Conversely, I always transplant certain plants such as tomatoes and peppers. Therefore, I need less of those seeds. Small packets of the seeds produce amazing amounts of plants if the seeds are distributed carefully in the seed trays when starting the seeds. Also, many of the small order seeds are of the indeterminate variety and produce a harvest for much of the growing season.

Do not forget context when mapping out a strategy for buying seeds. In Georgia, or at least the west central portion of the state, seeds are very cheap and accessible. I have yet to find it useful to browse a catalog to purchase seeds at inflated prices. Furthermore, climate and geography dictates planting methods. My area of Georgia has hot, humid summers and clay soils. I do not transplant all of my plants as recommended by other market gardeners due to the weather. I also can not direct seed certain plants due to the clay soil.
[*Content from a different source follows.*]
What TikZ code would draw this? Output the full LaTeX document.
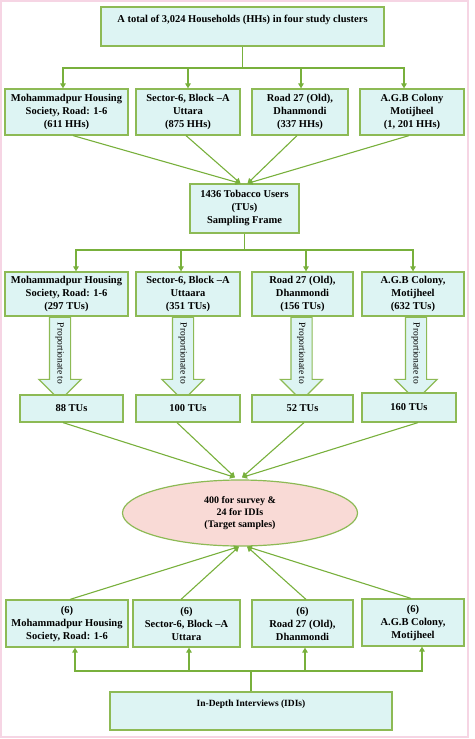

Wednesday, January 31, 2018

Starting Plants Inside

My plan this weekend is to start two plants indoors. The first is sweet potatoes. The slips, or small cuttings of the plant which grow directly from the sweet potatoes if exposed to water and sun, can be grown on a south facing window sill. I have had success with cutting a bag of sweet potatoes bought at the store in half and placing the cut sides in shallow pans of water. The pans are placed on a window sill and exposed to full sun. The slips grow fairly rapidly from the cuttings and are removed from the cuttings and placed in a jar of water once they are large enough. I do not plant them until it is warm enough outside and the roots of the slips are robust.


This method is reliable and cheap, but it is not the only method. People who grow lots of sweet potatoes often prefer to start them in shallow beds in the ground. There are quite a few YouTube videos which explain this process in detail. I grow my sweet potatoes mostly for home use. They are not an ideal product to sell at the farmers market. They take up a good bit space in the garden and have a lengthy date to maturity. However, they tolerate poor soils and can sooth a green thumb in late winter.

The second plant which I intend to start indoors this weekend is garlic. I have never grown garlic, but similar to sweet potatoes, I am looking to sooth my green thumb while also growing some for personal use. It is best to start garlic in the fall. However, it can be started in late winter for a smaller harvest. Garlic, unlike sweet potatoes, has some potential as a product for the farmers market. It can be grown effectively in dense spaces. Garlic does have a long date to maturity.